--- start Data provided ---
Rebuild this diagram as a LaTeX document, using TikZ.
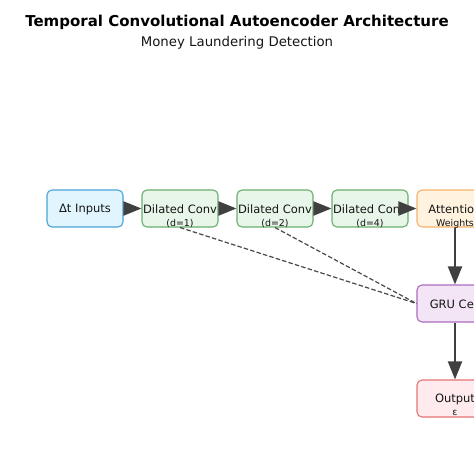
\documentclass[tikz,border=0pt]{standalone}
\usepackage{fontspec}
\setmainfont{DejaVu Sans}
\usetikzlibrary{arrows.meta}
\definecolor{txt}{HTML}{151515}
\definecolor{arr}{HTML}{404040}
\definecolor{dsh}{HTML}{484848}
\definecolor{inF}{HTML}{E1F5FE}\definecolor{inD}{HTML}{4BA3D9}
\definecolor{cvF}{HTML}{E8F5E9}\definecolor{cvD}{HTML}{6AAF6E}
\definecolor{atF}{HTML}{FFF3E0}\definecolor{atD}{HTML}{F5B26B}
\definecolor{grF}{HTML}{F3E5F5}\definecolor{grD}{HTML}{AB6CC0}
\definecolor{ouF}{HTML}{FFEBEE}\definecolor{ouD}{HTML}{E57373}
\tikzset{
  blk/.style={draw=#1D, fill=#1F, line width=1.1pt, rounded corners=5pt,
    minimum width=76pt, minimum height=37pt, inner sep=0pt},
  lab/.style={inner sep=0pt, text=txt, font=\fontsize{11.5}{13}\selectfont},
  sub/.style={inner sep=0pt, text=txt, font=\fontsize{9.4}{11}\selectfont},
  flow/.style={draw=arr, line width=2pt, -{Triangle[length=18pt,width=14pt]}, fill=arr},
  skip/.style={draw=dsh, line width=1.2pt, dash pattern=on 4.5pt off 2.2pt},
}
\begin{document}
\begin{tikzpicture}[x=1pt,y=-1pt]
\useasboundingbox (0,0) rectangle (474,474);
\clip (0,0) rectangle (474,474);
\node[font=\fontsize{15}{18}\selectfont\bfseries, text=black, inner sep=0pt] (title) at (237,22) {Temporal Convolutional Autoencoder Architecture};
\node[font=\fontsize{13.3}{16}\selectfont, text=txt, inner sep=0pt] (subtitle) at (237,43) {Money Laundering Detection};

\node[blk=in] (inp) at (85,208.5) {};
\node[blk=cv] (c1) at (180,208.5) {};
\node[blk=cv] (c2) at (275,208.5) {};
\node[blk=cv] (c3) at (370,208.5) {};
\node[blk=at] (att) at (455,208.5) {};
\node[blk=gr] (gru) at (455,303.5) {};
\node[blk=ou] (out) at (455,398.5) {};

\node[lab] (l0) at (85,209.5) {Δt Inputs};
\node[lab] (l1) at (180,209.5) {Dilated Conv};
\node[lab] (l2) at (275,209.5) {Dilated Conv};
\node[lab] (l3) at (370,209.5) {Dilated Conv};
\node[lab] (l4) at (455,209.5) {Attention};
\node[lab] (l5) at (455,304) {GRU Cell};
\node[lab] (l6) at (455,399.5) {Output};

\node[sub] (s1) at (180,223.5) {(d=1)};
\node[sub] (s2) at (275,223.5) {(d=2)};
\node[sub] (s3) at (370,223.5) {(d=4)};
\node[sub] (s4) at (455,223.5) {Weights};
\node[sub] (s5) at (455,412.5) {ε};

\draw[flow] (inp.east) -- (c1.west);
\draw[flow] (c1.east) -- (c2.west);
\draw[flow] (c2.east) -- (c3.west);
\draw[flow] (c3.east) -- (att.west);
\draw[flow] (att.south) -- (gru.north);
\draw[flow] (gru.south) -- (out.north);

\draw[skip] (c1.south) -- (gru.west);
\draw[skip] (c2.south) -- (gru.west);
\end{tikzpicture}
\end{document}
--- end Data provided ---
• _Task to complete_
Leave out the pictures and reproduce the rest of the listing exactly.

• _Task answer_
Rebuild this diagram as a LaTeX document, using TikZ.
\documentclass[tikz,border=0pt]{standalone}
\usepackage{fontspec}
\setmainfont{DejaVu Sans}
\usetikzlibrary{arrows.meta}
\definecolor{txt}{HTML}{151515}
\definecolor{arr}{HTML}{404040}
\definecolor{dsh}{HTML}{484848}
\definecolor{inF}{HTML}{E1F5FE}\definecolor{inD}{HTML}{4BA3D9}
\definecolor{cvF}{HTML}{E8F5E9}\definecolor{cvD}{HTML}{6AAF6E}
\definecolor{atF}{HTML}{FFF3E0}\definecolor{atD}{HTML}{F5B26B}
\definecolor{grF}{HTML}{F3E5F5}\definecolor{grD}{HTML}{AB6CC0}
\definecolor{ouF}{HTML}{FFEBEE}\definecolor{ouD}{HTML}{E57373}
\tikzset{
  blk/.style={draw=#1D, fill=#1F, line width=1.1pt, rounded corners=5pt,
    minimum width=76pt, minimum height=37pt, inner sep=0pt},
  lab/.style={inner sep=0pt, text=txt, font=\fontsize{11.5}{13}\selectfont},
  sub/.style={inner sep=0pt, text=txt, font=\fontsize{9.4}{11}\selectfont},
  flow/.style={draw=arr, line width=2pt, -{Triangle[length=18pt,width=14pt]}, fill=arr},
  skip/.style={draw=dsh, line width=1.2pt, dash pattern=on 4.5pt off 2.2pt},
}
\begin{document}
\begin{tikzpicture}[x=1pt,y=-1pt]
\useasboundingbox (0,0) rectangle (474,474);
\clip (0,0) rectangle (474,474);
\node[font=\fontsize{15}{18}\selectfont\bfseries, text=black, inner sep=0pt] (title) at (237,22) {Temporal Convolutional Autoencoder Architecture};
\node[font=\fontsize{13.3}{16}\selectfont, text=txt, inner sep=0pt] (subtitle) at (237,43) {Money Laundering Detection};

\node[blk=in] (inp) at (85,208.5) {};
\node[blk=cv] (c1) at (180,208.5) {};
\node[blk=cv] (c2) at (275,208.5) {};
\node[blk=cv] (c3) at (370,208.5) {};
\node[blk=at] (att) at (455,208.5) {};
\node[blk=gr] (gru) at (455,303.5) {};
\node[blk=ou] (out) at (455,398.5) {};

\node[lab] (l0) at (85,209.5) {Δt Inputs};
\node[lab] (l1) at (180,209.5) {Dilated Conv};
\node[lab] (l2) at (275,209.5) {Dilated Conv};
\node[lab] (l3) at (370,209.5) {Dilated Conv};
\node[lab] (l4) at (455,209.5) {Attention};
\node[lab] (l5) at (455,304) {GRU Cell};
\node[lab] (l6) at (455,399.5) {Output};

\node[sub] (s1) at (180,223.5) {(d=1)};
\node[sub] (s2) at (275,223.5) {(d=2)};
\node[sub] (s3) at (370,223.5) {(d=4)};
\node[sub] (s4) at (455,223.5) {Weights};
\node[sub] (s5) at (455,412.5) {ε};

\draw[flow] (inp.east) -- (c1.west);
\draw[flow] (c1.east) -- (c2.west);
\draw[flow] (c2.east) -- (c3.west);
\draw[flow] (c3.east) -- (att.west);
\draw[flow] (att.south) -- (gru.north);
\draw[flow] (gru.south) -- (out.north);

\draw[skip] (c1.south) -- (gru.west);
\draw[skip] (c2.south) -- (gru.west);
\end{tikzpicture}
\end{document}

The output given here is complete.